Dopo un’intervista rilasciata ad un’emittente televisiva libica in cui sosteneva la necessità di rimandare la data ipotetica delle elezioni nel Paese, fissata dalla Francia per l’8 dicembre prossimo, e che aveva sollevato aspre critiche da parte, soprattutto, dei sostenitori di Haftar, Perrone era stato costretto a rientrare per motivi di sicurezza. Ali al Saidi, parlamentare vicino al generale della Cirenaica, però, recentemente avrebbe invocato il ritorno del diplomatico italiano a Tripoli. In un’intervista a La Stampa, al Saidi afferma: “Nessun cambiamento. L’ambasciatore Perrone ha dovuto sostenere posizioni che erano imposte dal governo italiano”. E continua: “In questo senso abbiamo mosso delle critiche nei suoi confronti, ma l’obiettivo era l’esecutivo”.
In ogni caso, effettivamente, il cambiamento, anzi il vero e proprio cambio di rotta, c’è stato, ed è visibile: “Perrone è il benvenuto come lo è stato tutte le volte che è venuto in Cirenaica, vogliamo il suo ritorno immediato e vogliamo dirgli che per lui le nostre porte e quelle del generale Haftar sono sempre aperte”. Una dichiarazione di pace che, dunque, lascia ben sperare per il futuro dell’ambasciatore: “Perrone è un diplomatico raffinato e di grandi vedute, è una persona a noi vicina, è l’unico che può consentire il superamento di questa impasse e salvare la conferenza di Palermo”, ha sottolineato al Saidi.
L’azione diplomatica italiana e libica si intreccia, dunque, in un filo complesso fatto di mediazione e dialogo costante che, con costanza e determinazione, hanno portato il governo di Roma a acquisire un ruolo di ormai dichiarata e primaria importanza nel processo di stabilizzazione libico. Se il parlamentare vicino ad Haftar ha voluto sottolineare l’autorevolezza dell’azione di Perrone, allo stesso tempo ha mosso un chiaro monito ad un’Italia, a suo parere, inizialmente troppo sbilanciata verso il governo di Tripoli. Un punto d’incontro, dunque, sarà proprio quello di metà novembre in Sicilia, nel quale Giuseppe Conte si porrà come “facilitatore” di una mediazione tanto necessaria quanto decisamente auspicabile.
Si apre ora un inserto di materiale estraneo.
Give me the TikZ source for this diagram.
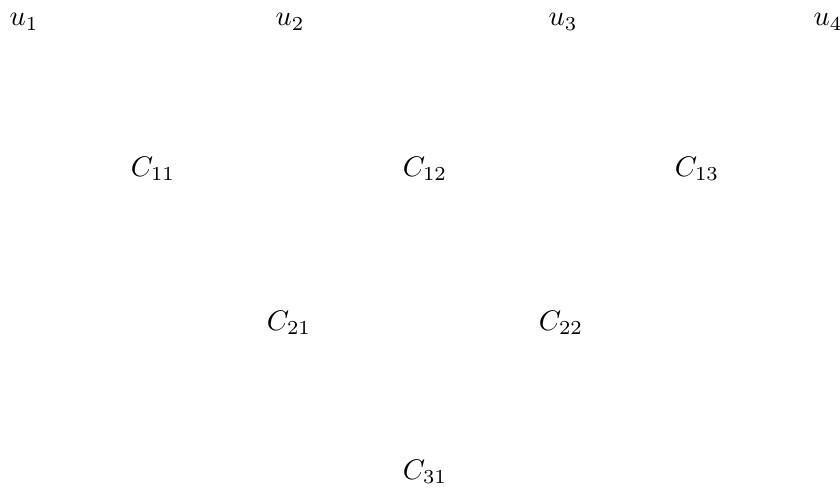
\documentclass[tikz,border=0pt]{standalone}
\usepackage{tikz}
\usetikzlibrary{positioning}

\begin{document}
\begin{tikzpicture}[x=0.353pt, y=-0.353pt, every node/.style={inner sep=0pt}]
    \useasboundingbox (0,0) rectangle (840,490);
    % inputs
    \node (u1) at (24,22)  {$u_1$};
    \node (u2) at (290,22) {$u_2$};
    \node (u3) at (563,22) {$u_3$};
    \node (u4) at (828,22) {$u_4$};
    % first level
    \node (c11) at (153,169) {$C_{11}$};
    \node (c12) at (425,169) {$C_{12}$};
    \node (c13) at (697,169) {$C_{13}$};
    % second level
    \node (c21) at (289,323) {$C_{21}$};
    \node (c22) at (561,323) {$C_{22}$};
    % top
    \node (c31) at (425,472) {$C_{31}$};
  \end{tikzpicture}
\end{document}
Un delicato gioco di fili, quello compiuto dall’esecutivo di Conte negli ultimi mesi, che ha permesso di raccogliere consensi e avvicinare quanto più possibile le parti in causa, in modo da favorire un tavolo di discussione completo dei suoi veri protagonisti: gli attori locali. E la presenza di Haftar a Palermo è l’ultimo dei tasselli principe di questa strategia, considerando che quest’ultimo potrebbe trainare dietro di sé diverse tribù locali che finora non avevano ancora considerato la partecipazione.
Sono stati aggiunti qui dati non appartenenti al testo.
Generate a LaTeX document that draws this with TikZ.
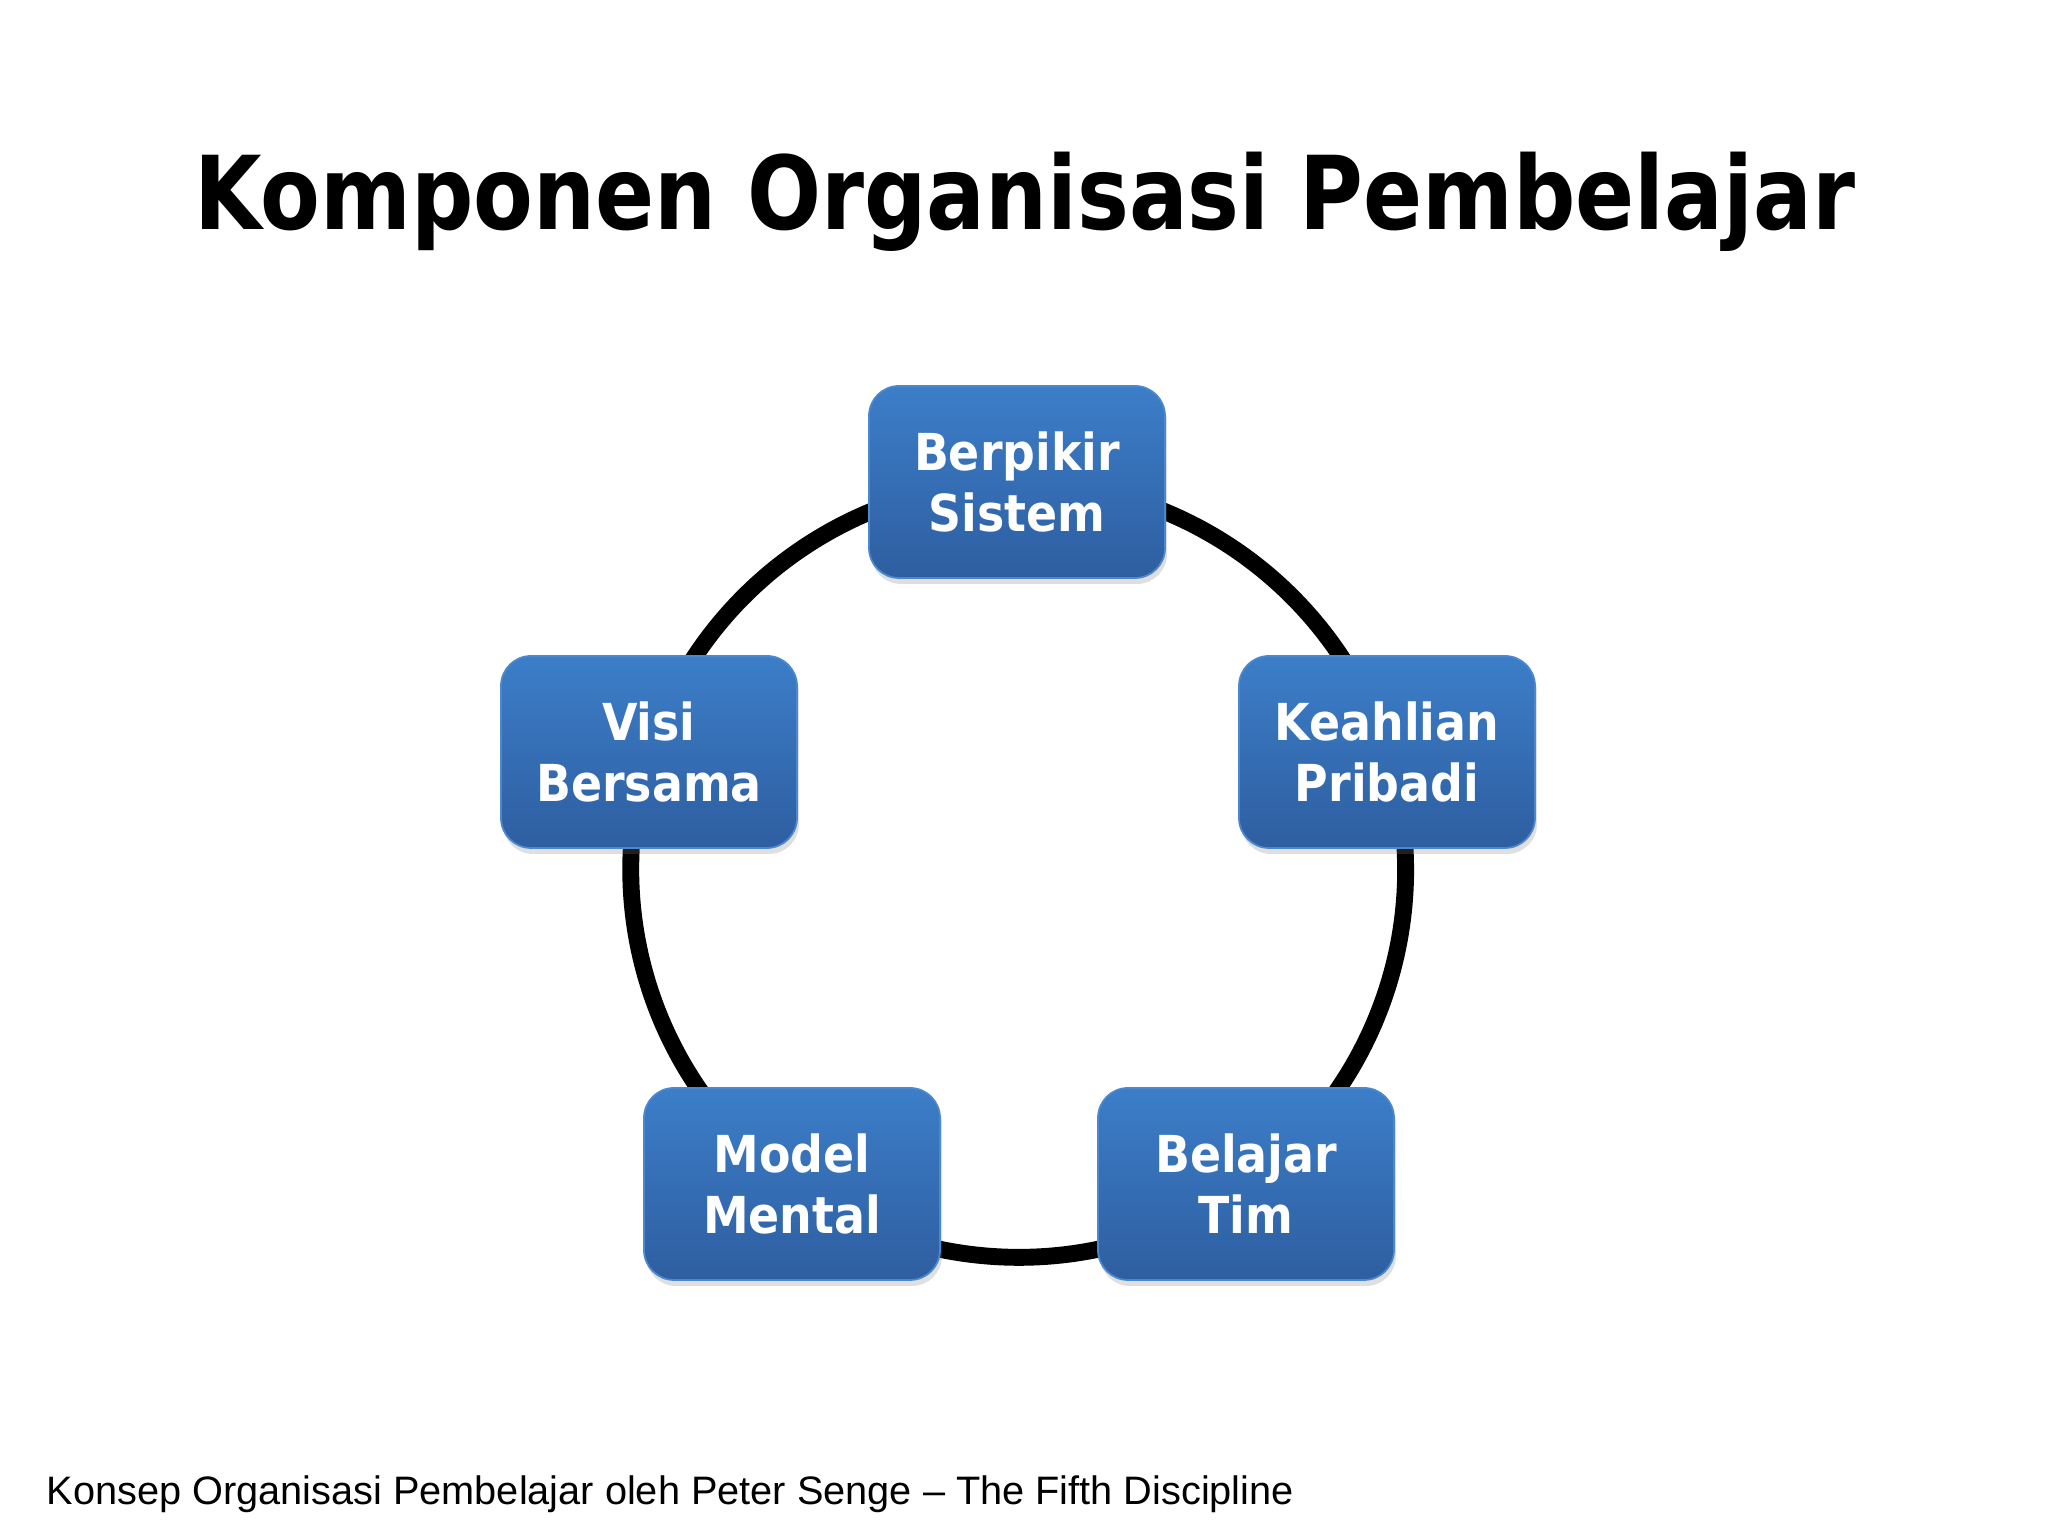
\documentclass[tikz,border=0pt]{standalone}
\usepackage{fontspec}
\setmainfont{Liberation Sans}
\newfontfamily\boxfont{DejaVu Sans Condensed}
\newfontfamily\titlefont{DejaVu Sans Condensed}[FakeStretch=0.95]
\usetikzlibrary{backgrounds,shadows}
\definecolor{boxtop}{RGB}{60,126,201}
\definecolor{boxbottom}{RGB}{46,94,160}

\begin{document}
\begin{tikzpicture}[
  komp/.style={rounded corners=0.3cm,minimum width=2.96cm,minimum height=1.92cm,
    top color=boxtop,bottom color=boxbottom,draw=boxtop!92!white,line width=0.5pt,
    text=white,align=center,font=\boxfont\bfseries\fontsize{14.5}{17.3}\selectfont,
    drop shadow={shadow xshift=0.02cm,shadow yshift=-0.06cm,opacity=0.25}},
  ring/.style={line width=4.8pt,looseness=0.94}]
\useasboundingbox (0,0) rectangle (20.48,15.36);
% judul dan catatan
\node[anchor=base,font=\titlefont\bfseries\fontsize{29}{35}\selectfont] (judul) at (10.25,13.06) {Komponen Organisasi Pembelajar};
\node[anchor=base west,inner sep=0pt,font=\fontsize{11.3}{13.5}\selectfont] (catatan) at (0.46,0.31) {Konsep Organisasi Pembelajar oleh Peter Senge – The Fifth Discipline};
% lima komponen
\node[komp] (sistem) at (10.17,10.54) {Berpikir\\Sistem};
\node[komp] (visi) at (6.49,7.84) {Visi\\Bersama};
\node[komp] (model) at (7.92,3.52) {Model\\Mental};
\node[komp] (tim) at (12.46,3.52) {Belajar\\Tim};
\node[komp] (keahlian) at (13.87,7.84) {Keahlian\\Pribadi};
% lingkaran penghubung
\begin{scope}[on background layer]
\fill[white] (0,0) rectangle (20.48,15.36);
\draw[ring] (sistem.center) to[bend right=36] (visi.center)
  to[bend right=36] (model.center) to[bend right=36] (tim.center)
  to[bend right=36] (keahlian.center) to[bend right=36] (sistem.center);
\end{scope}
\end{tikzpicture}
\end{document}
Il ruolo di mediazione dell’Italia, in aggiunta, si inserisce su questa scia assicurando una discussione efficace. Inoltre, secondo quanto riferisce il comunicato stampa rilasciato dopo gli incontri di Haftar a Roma, questo, confermando la sua partecipazione a Palermo, ha assicurato “disponibilità a un confronto che si auspica costruttivo e che rappresenti la premessa di un reale processo di unificazione in linea con le perduranti aspettative del popolo libico”. Tutto questo, tuttavia, sempre secondo quanto si legge nella nota di Palazzo Chigi, non prescinde dalla finalità a “sostenere le condizioni di sicurezza e di sviluppo economico, nonché il rafforzamento del quadro politico-costituzionale, quale base per un ordinato processo politico fondato sul Piano d’Azione delle Nazioni Unite”.